Search is only available in production builds. Try building and previewing the site to test it out locally.

Datasets

The Datasets page at /datasets is the per-org registry of benchmark data your evals reference. Datasets are cached per-workspace — pulled once, reused across every eval that pins them.

What’s in the registry

Each row shows:

  • Name + version — e.g. openml-credit-g@1.0.0, sachs@1.0.0
  • Description — one-line summary of what the dataset is
  • Size — chip with rough on-disk size
  • License — clickable link to the dataset’s license page
  • Used by — labels for the templates/evals that reference this dataset
  • Splits + row counts — e.g. train: 800 rows, test: 200 rows
  • Status pillAvailable / Downloading / Downloaded / Failed / Coming soon

Actions

Download

For Available (not yet downloaded) rows, click Download. The page:

  1. Kicks off a fetch job
  2. Shows a progress bar with bytes / total
  3. Polls GET /datasets/<id>/job every 1.5s
  4. Flips status to Downloaded when complete

You can navigate away during the download — it keeps running. Coming back to /datasets shows the live progress again.

Remove

For Downloaded rows, the Remove button drops the cached copy. Useful for freeing space; the dataset stays in the registry and can be re-downloaded any time.

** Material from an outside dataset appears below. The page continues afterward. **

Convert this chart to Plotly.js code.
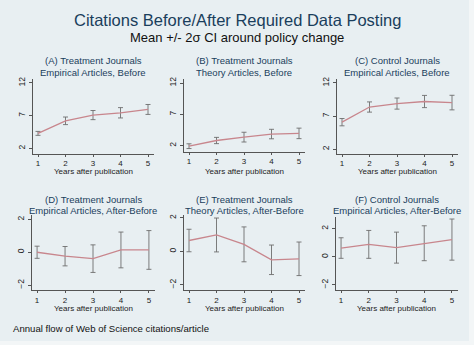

Pinning a dataset in an eval

Datasets are referenced by registry:<id>@<version> strings inside eval specs:

dataset:
name: openml-credit-g
source: registry:openml-credit-g@1.0.0
version: 1.0.0

The version pin ensures eval reproducibility across re-runs and across workspaces. Pinning to latest is intentionally not supported.

Cache locality

The cache lives on the API server’s volume (not in your browser). Every member of your org shares the same downloaded copies — if your teammate already pulled sachs@1.0.0, you don’t pay the download again.

Adding a new dataset

The self-serve “Register dataset” flow is on the roadmap. Until it lands, contact us with the dataset’s source URL, license, splits, and expected row counts — we’ll add it to the registry for your workspace.

Coming-soon datasets

Rows with status Coming soon are registry entries with no download source wired up yet — usually because the source is gated behind an auth flow that requires manual setup. The chip names the blocker; once unblocked, the row flips to Available.